Adaptive Ising machine based on phase-locking of an auto-oscillator to a bi-harmonic external driving with noise

TL;DR

This paper presents a universal theory for phase-locking in auto-oscillators driven by bi-harmonic signals with noise, enabling adaptive Ising machines that can switch between deterministic and probabilistic computation modes.

Contribution

It introduces the concept of adaptive Ising machines (AIM) that dynamically combine deterministic and probabilistic regimes within a single oscillator-based hardware platform.

Findings

Validated the theory using a spin-torque nano-oscillator example

Demonstrated AIM's ability to adapt to different optimization problem classes

Achieved scalable, CMOS-compatible hardware for hybrid optimization and inference

Abstract

We introduce a universal theory of phase auto-oscillators driven by a bi harmonic signal (having frequency components close to single and double of the free-running oscillator frequency) with noise.
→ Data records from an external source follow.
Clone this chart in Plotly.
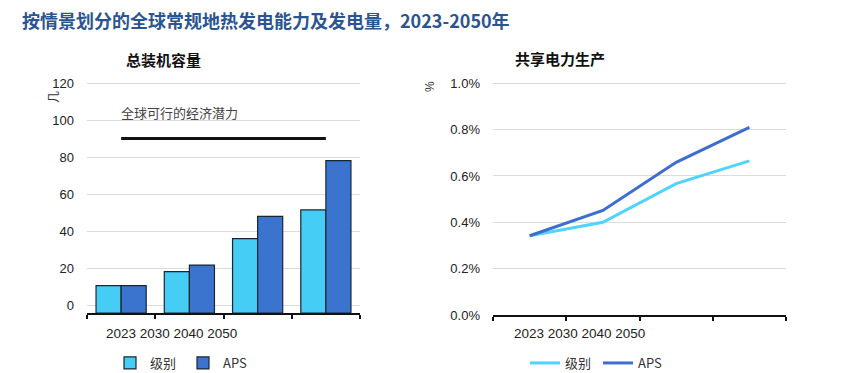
import plotly.graph_objects as go

categories = ["2023", "2030", "2040", "2050"]
tick_labels = ["2023", "2030", "2040", "2050"]
series_names = ["级别", "APS"]
capacity_base = [10.5, 18.1, 35.9, 51.4]
capacity_aps = [10.5, 21.6, 47.9, 78.1]
capacity_ticks = [0, 20, 40, 60, 80, 100, 120]
potential = 90
potential_label = "全球可行的经济潜力"
share_base = [0.342, 0.400, 0.567, 0.665]
share_aps = [0.342, 0.451, 0.659, 0.810]
share_ticks = [0.0, 0.2, 0.4, 0.6, 0.8, 1.0]
share_tick_labels = ["0.0%", "0.2%", "0.4%", "0.6%", "0.8%", "1.0%"]

LIGHT = "#45CDF6"
DARK = "#3A74CF"
LINE_LIGHT = "#4FD3FF"
LINE_DARK = "#3D6ECF"
TICKFONT = dict(family="Liberation Sans, Arial, sans-serif", size=13, color="#222")
CJK = "Noto Sans CJK SC"
AXIS_OFFSET = 4.3  # gap between zero gridline and the category axis line

# page body has an 8px margin; work in reference pixel coordinates and shift
OFF = 8
W, H = 864 - OFF, 373 - OFF


def px(x):
    return (x - OFF) / W


def py(y):
    return 1 - (y - OFF) / H


fig = go.Figure()

fig.add_trace(go.Bar(x=categories, y=[v + AXIS_OFFSET for v in capacity_base], name=series_names[0],
                     base=-AXIS_OFFSET,
                     marker=dict(color=LIGHT, line=dict(color="#1b2633", width=1.2)),
                     xaxis="x", yaxis="y", legend="legend"))
fig.add_trace(go.Bar(x=categories, y=[v + AXIS_OFFSET for v in capacity_aps], name=series_names[1],
                     base=-AXIS_OFFSET,
                     marker=dict(color=DARK, line=dict(color="#1b2633", width=1.2)),
                     xaxis="x", yaxis="y", legend="legend"))

fig.add_trace(go.Scatter(x=categories, y=share_base, name=series_names[0], mode="lines",
                         line=dict(color=LINE_LIGHT, width=3), xaxis="x2", yaxis="y2",
                         legend="legend2"))
fig.add_trace(go.Scatter(x=categories, y=share_aps, name=series_names[1], mode="lines",
                         line=dict(color=LINE_DARK, width=3), xaxis="x2", yaxis="y2",
                         legend="legend2"))

fig.add_shape(type="line", xref="x", yref="y", x0=0, x1=3, y0=potential, y1=potential,
              line=dict(color="#111", width=3))
fig.add_annotation(xref="x", yref="y", x=-0.03, y=potential + 8, text=potential_label,
                   showarrow=False, xanchor="left", yanchor="bottom",
                   font=dict(family=CJK, size=13, color="#444"))

common_x = dict(type="category", showline=True, linecolor="#111", linewidth=1.5,
                ticks="outside", ticklen=4, tickcolor="#111", tickwidth=1.5,
                tickson="boundaries", showticklabels=False, showgrid=False,
                fixedrange=True)

fig.update_layout(
    width=W, height=H,
    margin=dict(l=0, r=0, t=0, b=0, autoexpand=False),
    paper_bgcolor="white", plot_bgcolor="white",
    barmode="group", bargap=0.265, bargroupgap=0,
    xaxis=dict(domain=[px(87), px(360)], anchor="y", range=[-0.5, 3.5], **common_x),
    yaxis=dict(domain=[py(313), py(81.2)], anchor="x", range=[-AXIS_OFFSET, 121],
               tickvals=capacity_ticks,
               showgrid=True, gridcolor="#dcdcdc", gridwidth=1, zeroline=False,
               showline=False, ticks="", tickfont=TICKFONT, ticklabelstandoff=12),
    xaxis2=dict(domain=[px(493), px(786)], anchor="y2", range=[-0.5, 3.5], **common_x),
    yaxis2=dict(domain=[py(315), py(81)], anchor="x2", range=[0, 1.01],
                tickvals=share_ticks, ticktext=share_tick_labels,
                showgrid=True, gridcolor="#dcdcdc",
                gridwidth=1, zeroline=False, showline=False, ticks="", tickfont=TICKFONT,
                ticklabelstandoff=12),
    legend=dict(orientation="h", x=px(183), y=py(363), xanchor="center", yanchor="middle",
                font=dict(family=CJK, size=13, color="#333"), itemwidth=30,
                entrywidth=28, entrywidthmode="pixels",
                bgcolor="rgba(0,0,0,0)"),
    legend2=dict(orientation="h", x=px(598), y=py(363), xanchor="center", yanchor="middle",
                 font=dict(family=CJK, size=13, color="#333"), itemwidth=30,
                 entrywidth=28, entrywidthmode="pixels",
                 bgcolor="rgba(0,0,0,0)"),
    showlegend=True,
)

fig.add_annotation(xref="paper", yref="paper", x=px(20), y=py(19.5), xanchor="left", yanchor="middle",
                   text="<b>按情景划分的全球常规地热发电能力及发电量，2023-2050年</b>", showarrow=False,
                   font=dict(family=CJK, size=18, color="#2B5590"))
fig.add_annotation(xref="paper", yref="paper", x=px(163), y=py(60), xanchor="center", yanchor="middle",
                   text="<b>总装机容量</b>", showarrow=False,
                   font=dict(family=CJK, size=15, color="#111"))
fig.add_annotation(xref="paper", yref="paper", x=px(560), y=py(59), xanchor="center", yanchor="middle",
                   text="<b>共享电力生产</b>", showarrow=False,
                   font=dict(family=CJK, size=15, color="#111"))
fig.add_annotation(xref="paper", yref="paper", x=px(52), y=py(97), xanchor="center", yanchor="middle",
                   text="几", textangle=-90, showarrow=False,
                   font=dict(family=CJK, size=12, color="#333"))
fig.add_annotation(xref="paper", yref="paper", x=px(430), y=py(87), xanchor="center", yanchor="middle",
                   text="%", textangle=-90, showarrow=False,
                   font=dict(family="Liberation Sans, Arial", size=12, color="#333"))
joined = " ".join(tick_labels)
XLABFONT = dict(TICKFONT, size=13.5)
fig.add_annotation(xref="paper", yref="paper", x=px(104), y=py(333), xanchor="left", yanchor="middle",
                   text=joined, showarrow=False, font=XLABFONT)
fig.add_annotation(xref="paper", yref="paper", x=px(512), y=py(333), xanchor="left", yanchor="middle",
                   text=joined, showarrow=False, font=XLABFONT)

fig.write_html("out.html")
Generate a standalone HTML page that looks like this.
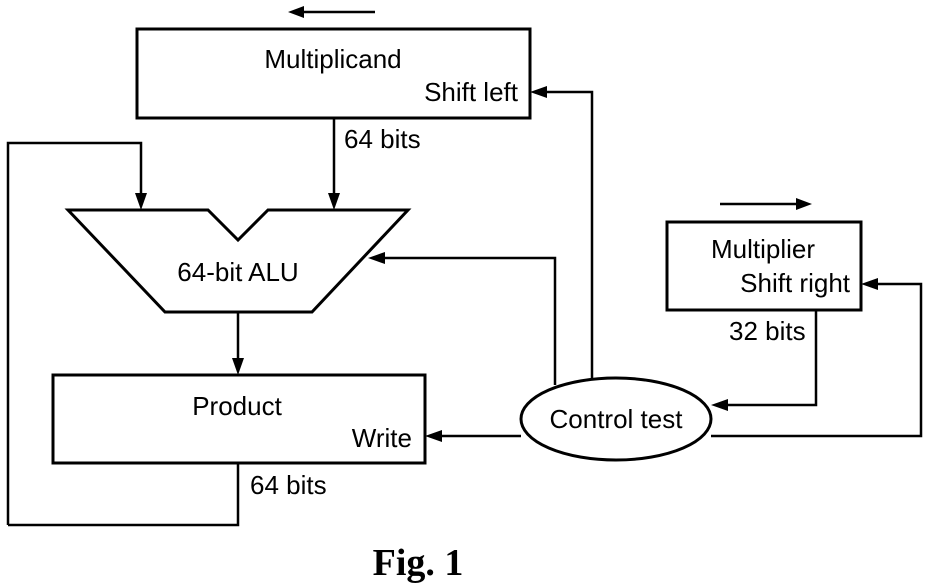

With it, we show how deterministic phase locking and stochastic phase slips can be continuously tuned by varying the relative amplitudes and frequencies of the driving components. Using, as an example, a spin-torque nano-oscillator, we numerically validate this theory by implementing a deterministic Ising machine paradigm, a probabilistic one, and dual-mode operation of the two. This demonstration introduces the concept of adaptive Ising machines (AIM), a unified oscillator-based architecture that dynamically combines both regimes within the same hardware platform by properly tuning the amplitudes of the bi-harmonic driving relative to the noise strength. Benchmarking on different classes of combinatorial optimization problems, the AIM exhibits complementary performance compared to oscillator based Ising machines and probabilistic Ising machines, with adaptability to the specific problem class. This work introduces the first OIM capable of transitioning between deterministic and probabilistic computation taking advantage of a proper design of the trade-off between the strength of phase-locking of an auto-oscillator to a bi harmonic external driving and noise, opening a path toward scalable, CMOS compatible hardware for hybrid optimization and inference.